● What is being asked
Copy out the whole listing exactly as written, leaving the pictures behind.
○ ○ ○ ○ ○ ○ ○
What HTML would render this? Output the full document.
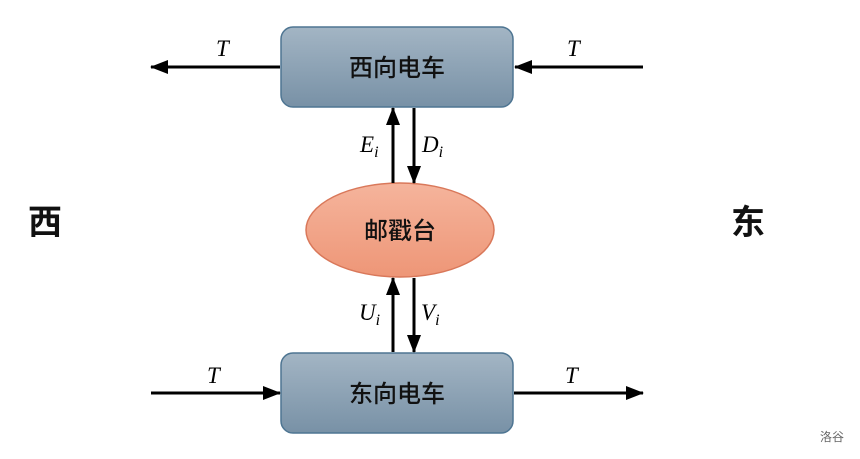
<!DOCTYPE html>
<html><head><meta charset="utf-8"><style>
html,body{margin:0;padding:0;background:#fff;}
svg text{font-family:"Liberation Sans","Noto Sans CJK SC",sans-serif;}
.it{font-family:"Liberation Serif",serif;font-style:italic;font-size:23px;}
</style></head><body>
<svg width="860" height="454" viewBox="0 0 860 454" xmlns="http://www.w3.org/2000/svg">
<defs>
<linearGradient id="bx" x1="0" y1="0" x2="0" y2="1"><stop offset="0" stop-color="#a3b5c4"/><stop offset="1" stop-color="#7891a6"/></linearGradient>
<linearGradient id="el" x1="0" y1="0" x2="0" y2="1"><stop offset="0" stop-color="#f5b49c"/><stop offset="1" stop-color="#ee9677"/></linearGradient>
<marker id="ah" viewBox="0 0 18 14" markerWidth="18" markerHeight="14" refX="17" refY="7" orient="auto" markerUnits="userSpaceOnUse"><path d="M0,0 L18,7 L0,14 z" fill="#000"/></marker>
</defs>
<rect x="281" y="27" width="232" height="80" rx="12" fill="url(#bx)" stroke="#4e7592" stroke-width="1.5"/>
<rect x="281" y="353" width="232" height="80" rx="12" fill="url(#bx)" stroke="#4e7592" stroke-width="1.5"/>
<ellipse cx="400" cy="230" rx="94" ry="47" fill="url(#el)" stroke="#d9785a" stroke-width="1.5"/>
<text x="397" y="76" font-size="24" font-weight="500" text-anchor="middle" fill="#111">西向电车</text>
<text x="397" y="402" font-size="24" font-weight="500" text-anchor="middle" fill="#111">东向电车</text>
<text x="400" y="239" font-size="24" font-weight="500" text-anchor="middle" fill="#111">邮戳台</text>
<text x="45" y="234" font-size="34" text-anchor="middle" fill="#111" font-weight="bold">西</text>
<text x="748" y="234" font-size="34" text-anchor="middle" fill="#111" font-weight="bold">东</text>
<g stroke="#000" stroke-width="3" fill="none">
<line x1="280" y1="67" x2="151" y2="67" marker-end="url(#ah)"/>
<line x1="643" y1="67" x2="515" y2="67" marker-end="url(#ah)"/>
<line x1="151" y1="393" x2="280" y2="393" marker-end="url(#ah)"/>
<line x1="514" y1="393" x2="643" y2="393" marker-end="url(#ah)"/>
<line x1="393" y1="183" x2="393" y2="108" marker-end="url(#ah)"/>
<line x1="414" y1="108" x2="414" y2="183" marker-end="url(#ah)"/>
<line x1="393" y1="352" x2="393" y2="278" marker-end="url(#ah)"/>
<line x1="414" y1="278" x2="414" y2="352" marker-end="url(#ah)"/>
</g>
<text class="it" x="216" y="56">T</text>
<text class="it" x="567" y="56">T</text>
<text class="it" x="207" y="383">T</text>
<text class="it" x="565" y="383">T</text>
<text class="it" x="360" y="152">E<tspan font-size="16" dy="5">i</tspan></text>
<text class="it" x="422" y="152">D<tspan font-size="16" dy="5">i</tspan></text>
<text class="it" x="359" y="320">U<tspan font-size="16" dy="5">i</tspan></text>
<text class="it" x="421" y="320">V<tspan font-size="16" dy="5">i</tspan></text>
<text x="832" y="441" font-size="12" text-anchor="middle" fill="#666">洛谷</text>
</svg>
</body></html>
○ ○ ○ ○ ○ ○ ○
● Finished answer
What HTML would render this? Output the full document.
<!DOCTYPE html>
<html><head><meta charset="utf-8"><style>
html,body{margin:0;padding:0;background:#fff;}
svg text{font-family:"Liberation Sans","Noto Sans CJK SC",sans-serif;}
.it{font-family:"Liberation Serif",serif;font-style:italic;font-size:23px;}
</style></head><body>
<svg width="860" height="454" viewBox="0 0 860 454" xmlns="http://www.w3.org/2000/svg">
<defs>
<linearGradient id="bx" x1="0" y1="0" x2="0" y2="1"><stop offset="0" stop-color="#a3b5c4"/><stop offset="1" stop-color="#7891a6"/></linearGradient>
<linearGradient id="el" x1="0" y1="0" x2="0" y2="1"><stop offset="0" stop-color="#f5b49c"/><stop offset="1" stop-color="#ee9677"/></linearGradient>
<marker id="ah" viewBox="0 0 18 14" markerWidth="18" markerHeight="14" refX="17" refY="7" orient="auto" markerUnits="userSpaceOnUse"><path d="M0,0 L18,7 L0,14 z" fill="#000"/></marker>
</defs>
<rect x="281" y="27" width="232" height="80" rx="12" fill="url(#bx)" stroke="#4e7592" stroke-width="1.5"/>
<rect x="281" y="353" width="232" height="80" rx="12" fill="url(#bx)" stroke="#4e7592" stroke-width="1.5"/>
<ellipse cx="400" cy="230" rx="94" ry="47" fill="url(#el)" stroke="#d9785a" stroke-width="1.5"/>
<text x="397" y="76" font-size="24" font-weight="500" text-anchor="middle" fill="#111">西向电车</text>
<text x="397" y="402" font-size="24" font-weight="500" text-anchor="middle" fill="#111">东向电车</text>
<text x="400" y="239" font-size="24" font-weight="500" text-anchor="middle" fill="#111">邮戳台</text>
<text x="45" y="234" font-size="34" text-anchor="middle" fill="#111" font-weight="bold">西</text>
<text x="748" y="234" font-size="34" text-anchor="middle" fill="#111" font-weight="bold">东</text>
<g stroke="#000" stroke-width="3" fill="none">
<line x1="280" y1="67" x2="151" y2="67" marker-end="url(#ah)"/>
<line x1="643" y1="67" x2="515" y2="67" marker-end="url(#ah)"/>
<line x1="151" y1="393" x2="280" y2="393" marker-end="url(#ah)"/>
<line x1="514" y1="393" x2="643" y2="393" marker-end="url(#ah)"/>
<line x1="393" y1="183" x2="393" y2="108" marker-end="url(#ah)"/>
<line x1="414" y1="108" x2="414" y2="183" marker-end="url(#ah)"/>
<line x1="393" y1="352" x2="393" y2="278" marker-end="url(#ah)"/>
<line x1="414" y1="278" x2="414" y2="352" marker-end="url(#ah)"/>
</g>
<text class="it" x="216" y="56">T</text>
<text class="it" x="567" y="56">T</text>
<text class="it" x="207" y="383">T</text>
<text class="it" x="565" y="383">T</text>
<text class="it" x="360" y="152">E<tspan font-size="16" dy="5">i</tspan></text>
<text class="it" x="422" y="152">D<tspan font-size="16" dy="5">i</tspan></text>
<text class="it" x="359" y="320">U<tspan font-size="16" dy="5">i</tspan></text>
<text class="it" x="421" y="320">V<tspan font-size="16" dy="5">i</tspan></text>
<text x="832" y="441" font-size="12" text-anchor="middle" fill="#666">洛谷</text>
</svg>
</body></html>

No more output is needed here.